WRITTEN EXERCISE:
Each record that follows should be repeated exactly, minus any images.
═══ DATA FOR THE TASK
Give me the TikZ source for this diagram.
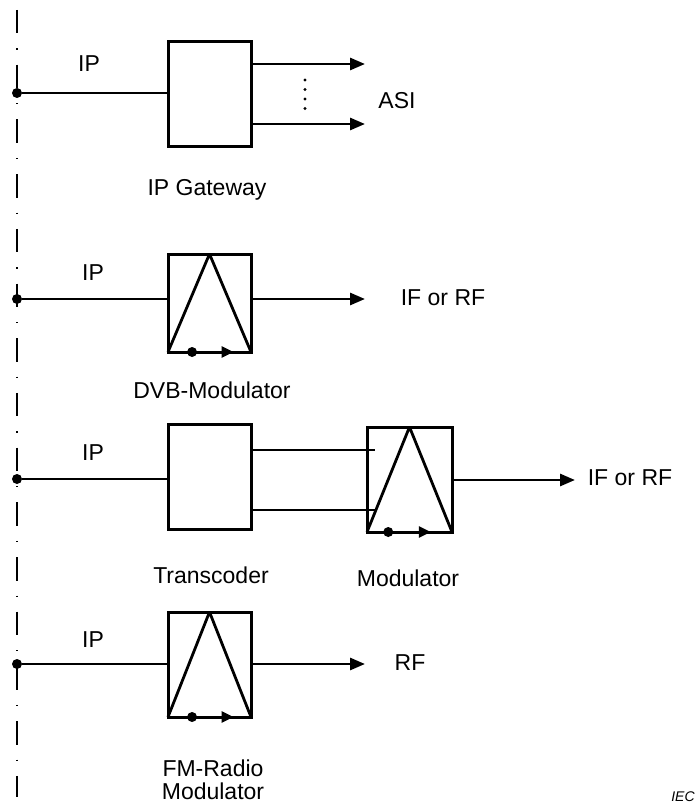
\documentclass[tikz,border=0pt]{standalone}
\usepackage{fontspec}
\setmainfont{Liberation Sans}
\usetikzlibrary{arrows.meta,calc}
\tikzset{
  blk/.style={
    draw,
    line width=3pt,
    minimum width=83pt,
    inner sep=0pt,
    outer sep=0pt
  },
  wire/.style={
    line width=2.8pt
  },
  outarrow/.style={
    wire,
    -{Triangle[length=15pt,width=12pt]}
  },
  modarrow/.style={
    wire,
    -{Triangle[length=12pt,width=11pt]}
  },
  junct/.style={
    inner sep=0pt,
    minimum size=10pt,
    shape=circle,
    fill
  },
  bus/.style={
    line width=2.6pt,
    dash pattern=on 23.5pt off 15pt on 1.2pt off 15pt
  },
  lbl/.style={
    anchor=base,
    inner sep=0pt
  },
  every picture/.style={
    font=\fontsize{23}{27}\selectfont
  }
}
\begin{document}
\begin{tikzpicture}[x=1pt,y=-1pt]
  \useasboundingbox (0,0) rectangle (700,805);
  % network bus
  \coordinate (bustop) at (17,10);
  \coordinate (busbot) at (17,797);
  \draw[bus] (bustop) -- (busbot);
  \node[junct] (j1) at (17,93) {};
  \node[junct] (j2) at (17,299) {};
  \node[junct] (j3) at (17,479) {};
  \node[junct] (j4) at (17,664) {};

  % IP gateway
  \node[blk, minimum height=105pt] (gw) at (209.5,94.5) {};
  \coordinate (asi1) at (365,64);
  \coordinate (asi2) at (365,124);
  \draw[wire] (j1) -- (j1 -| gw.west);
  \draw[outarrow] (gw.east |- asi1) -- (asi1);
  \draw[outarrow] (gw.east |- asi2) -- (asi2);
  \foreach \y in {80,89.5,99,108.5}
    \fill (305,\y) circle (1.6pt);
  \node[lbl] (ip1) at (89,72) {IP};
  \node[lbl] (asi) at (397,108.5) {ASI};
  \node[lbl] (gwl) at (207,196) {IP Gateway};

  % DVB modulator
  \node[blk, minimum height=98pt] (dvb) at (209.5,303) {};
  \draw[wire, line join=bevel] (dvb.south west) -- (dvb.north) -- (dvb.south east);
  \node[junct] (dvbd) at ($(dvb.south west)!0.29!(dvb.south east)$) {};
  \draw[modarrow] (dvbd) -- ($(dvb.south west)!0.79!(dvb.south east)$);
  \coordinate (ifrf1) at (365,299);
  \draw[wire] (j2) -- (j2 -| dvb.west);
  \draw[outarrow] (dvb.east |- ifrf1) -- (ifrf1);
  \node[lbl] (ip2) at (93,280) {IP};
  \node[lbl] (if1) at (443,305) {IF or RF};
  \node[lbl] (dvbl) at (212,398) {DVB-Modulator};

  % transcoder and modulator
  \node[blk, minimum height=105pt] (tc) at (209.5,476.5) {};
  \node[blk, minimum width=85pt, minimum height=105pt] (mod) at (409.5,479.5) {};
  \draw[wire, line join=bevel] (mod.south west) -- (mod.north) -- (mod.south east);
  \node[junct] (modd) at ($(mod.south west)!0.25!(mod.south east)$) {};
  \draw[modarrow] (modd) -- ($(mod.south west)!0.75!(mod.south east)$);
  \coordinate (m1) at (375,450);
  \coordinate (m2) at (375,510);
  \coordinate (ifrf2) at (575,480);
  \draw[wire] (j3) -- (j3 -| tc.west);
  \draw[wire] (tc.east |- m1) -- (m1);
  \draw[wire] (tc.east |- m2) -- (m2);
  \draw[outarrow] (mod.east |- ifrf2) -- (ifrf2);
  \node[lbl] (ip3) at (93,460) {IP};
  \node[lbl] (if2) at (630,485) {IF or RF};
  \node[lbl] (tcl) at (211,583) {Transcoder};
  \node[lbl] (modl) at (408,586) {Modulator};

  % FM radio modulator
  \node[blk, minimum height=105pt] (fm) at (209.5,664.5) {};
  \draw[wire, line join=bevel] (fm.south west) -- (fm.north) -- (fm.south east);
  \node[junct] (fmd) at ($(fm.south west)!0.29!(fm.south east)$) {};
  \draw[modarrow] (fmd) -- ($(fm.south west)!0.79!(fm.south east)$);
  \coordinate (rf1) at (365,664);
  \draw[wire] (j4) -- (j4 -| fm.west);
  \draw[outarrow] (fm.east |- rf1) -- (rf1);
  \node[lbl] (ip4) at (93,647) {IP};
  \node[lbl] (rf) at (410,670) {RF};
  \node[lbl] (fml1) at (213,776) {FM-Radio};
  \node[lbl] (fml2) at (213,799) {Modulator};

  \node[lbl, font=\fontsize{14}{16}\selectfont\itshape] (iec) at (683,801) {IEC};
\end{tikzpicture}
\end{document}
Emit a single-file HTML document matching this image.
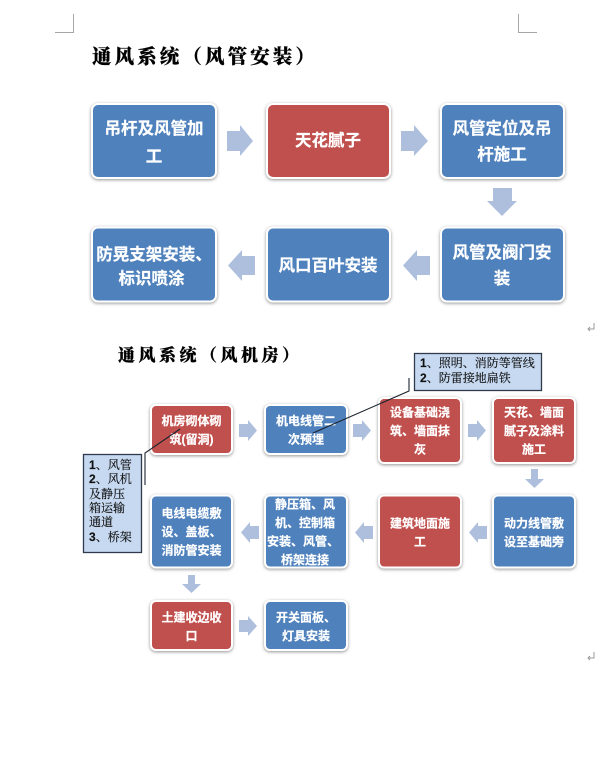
══════
EXPECTED ANSWER:
Give me the TikZ source for this diagram.
\documentclass[tikz,border=0pt]{standalone}
\usepackage{fontspec}
\setmainfont{Liberation Sans}
\usetikzlibrary{arrows.meta,calc}
\tikzset{
  blk/.style={
    draw,
    line width=3pt,
    minimum width=83pt,
    inner sep=0pt,
    outer sep=0pt
  },
  wire/.style={
    line width=2.8pt
  },
  outarrow/.style={
    wire,
    -{Triangle[length=15pt,width=12pt]}
  },
  modarrow/.style={
    wire,
    -{Triangle[length=12pt,width=11pt]}
  },
  junct/.style={
    inner sep=0pt,
    minimum size=10pt,
    shape=circle,
    fill
  },
  bus/.style={
    line width=2.6pt,
    dash pattern=on 23.5pt off 15pt on 1.2pt off 15pt
  },
  lbl/.style={
    anchor=base,
    inner sep=0pt
  },
  every picture/.style={
    font=\fontsize{23}{27}\selectfont
  }
}
\begin{document}
\begin{tikzpicture}[x=1pt,y=-1pt]
  \useasboundingbox (0,0) rectangle (700,805);
  % network bus
  \coordinate (bustop) at (17,10);
  \coordinate (busbot) at (17,797);
  \draw[bus] (bustop) -- (busbot);
  \node[junct] (j1) at (17,93) {};
  \node[junct] (j2) at (17,299) {};
  \node[junct] (j3) at (17,479) {};
  \node[junct] (j4) at (17,664) {};

  % IP gateway
  \node[blk, minimum height=105pt] (gw) at (209.5,94.5) {};
  \coordinate (asi1) at (365,64);
  \coordinate (asi2) at (365,124);
  \draw[wire] (j1) -- (j1 -| gw.west);
  \draw[outarrow] (gw.east |- asi1) -- (asi1);
  \draw[outarrow] (gw.east |- asi2) -- (asi2);
  \foreach \y in {80,89.5,99,108.5}
    \fill (305,\y) circle (1.6pt);
  \node[lbl] (ip1) at (89,72) {IP};
  \node[lbl] (asi) at (397,108.5) {ASI};
  \node[lbl] (gwl) at (207,196) {IP Gateway};

  % DVB modulator
  \node[blk, minimum height=98pt] (dvb) at (209.5,303) {};
  \draw[wire, line join=bevel] (dvb.south west) -- (dvb.north) -- (dvb.south east);
  \node[junct] (dvbd) at ($(dvb.south west)!0.29!(dvb.south east)$) {};
  \draw[modarrow] (dvbd) -- ($(dvb.south west)!0.79!(dvb.south east)$);
  \coordinate (ifrf1) at (365,299);
  \draw[wire] (j2) -- (j2 -| dvb.west);
  \draw[outarrow] (dvb.east |- ifrf1) -- (ifrf1);
  \node[lbl] (ip2) at (93,280) {IP};
  \node[lbl] (if1) at (443,305) {IF or RF};
  \node[lbl] (dvbl) at (212,398) {DVB-Modulator};

  % transcoder and modulator
  \node[blk, minimum height=105pt] (tc) at (209.5,476.5) {};
  \node[blk, minimum width=85pt, minimum height=105pt] (mod) at (409.5,479.5) {};
  \draw[wire, line join=bevel] (mod.south west) -- (mod.north) -- (mod.south east);
  \node[junct] (modd) at ($(mod.south west)!0.25!(mod.south east)$) {};
  \draw[modarrow] (modd) -- ($(mod.south west)!0.75!(mod.south east)$);
  \coordinate (m1) at (375,450);
  \coordinate (m2) at (375,510);
  \coordinate (ifrf2) at (575,480);
  \draw[wire] (j3) -- (j3 -| tc.west);
  \draw[wire] (tc.east |- m1) -- (m1);
  \draw[wire] (tc.east |- m2) -- (m2);
  \draw[outarrow] (mod.east |- ifrf2) -- (ifrf2);
  \node[lbl] (ip3) at (93,460) {IP};
  \node[lbl] (if2) at (630,485) {IF or RF};
  \node[lbl] (tcl) at (211,583) {Transcoder};
  \node[lbl] (modl) at (408,586) {Modulator};

  % FM radio modulator
  \node[blk, minimum height=105pt] (fm) at (209.5,664.5) {};
  \draw[wire, line join=bevel] (fm.south west) -- (fm.north) -- (fm.south east);
  \node[junct] (fmd) at ($(fm.south west)!0.29!(fm.south east)$) {};
  \draw[modarrow] (fmd) -- ($(fm.south west)!0.79!(fm.south east)$);
  \coordinate (rf1) at (365,664);
  \draw[wire] (j4) -- (j4 -| fm.west);
  \draw[outarrow] (fm.east |- rf1) -- (rf1);
  \node[lbl] (ip4) at (93,647) {IP};
  \node[lbl] (rf) at (410,670) {RF};
  \node[lbl] (fml1) at (213,776) {FM-Radio};
  \node[lbl] (fml2) at (213,799) {Modulator};

  \node[lbl, font=\fontsize{14}{16}\selectfont\itshape] (iec) at (683,801) {IEC};
\end{tikzpicture}
\end{document}
Emit a single-file HTML document matching this image.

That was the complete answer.